Some time ago I created module for loading modules relative to pre-defined paths.

https://github.com/raaymax/irequire

You can use it instead of require.

irequire.prefix('controllers',join.path(__dirname,'app/master'));
var adminUsersCtrl = irequire("controllers:admin/users");
var net = irequire('net');

Maybe it will be usefull for someone..

I don't think you need to solve this in the manner you described. Just sed if you want to change the same string in a large amount of files. In your example,

find . -name "*.js" -exec sed -i 's/\.\.\/\.\.\//\.\.\//g' {} +

would have ../../ changed to ../

Alternatively, you can require a configuration file that stores a variable containing the path to the library. If you store the following as config.js in the example directory

var config = {};
config.path = '../../';

and in your example file

myConfiguration = require('./config');
express = require(config.path);

You'll be able to control the configuration for every example from one file.

It's really just personal preference.

We are about to try a new way to tackle this problem.

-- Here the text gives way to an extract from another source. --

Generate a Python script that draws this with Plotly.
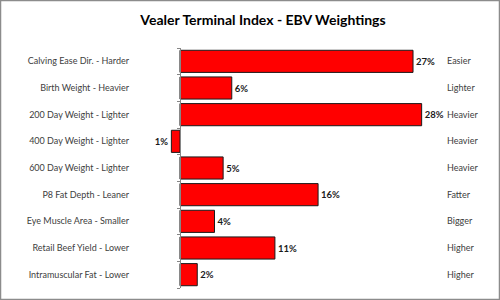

Taking examples from other known projects like spring and guice, we will define a "context" object which will contain all the "require" statement.

This object will then be passed to all other modules for use.

For example

var context = {}

context.module1 = require("./module1")( { "context" : context } )
context.module2 = require("./module2")( { "context" : context } )

This requires us to write each module as a function that receives opts, which looks to us as a best practice anyway..

module.exports = function(context){ ... }

and then you will refer to the context instead of requiring stuff.

var module1Ref = context.moduel1;

If you want to, you can easily write a loop to do the require statements

var context = {};
var beans = {"module1" : "./module1","module2" : "./module2" }; 
for ( var i in beans ){
    if ( beans.hasOwnProperty(i)){
         context[i] = require(beans[i])(context);
    }
};

This should make life easier when you want to mock (tests) and also solves your problem along the way while making your code reusable as a package.

You can also reuse the context initialization code by separating the beans declaration from it. for example, your main.js file could look like so

var beans = { ... }; // like before
var context = require("context")(beans); // this example assumes context is a node_module since it is reused.. 

This method also applies to external libraries, no need to hard code their names every time we require them - however it will require a special treatment as their exports are not functions that expect context..

Later on we can also define beans as functions - which will allow us to require different modules according to the environment - but that it out of this thread's scope.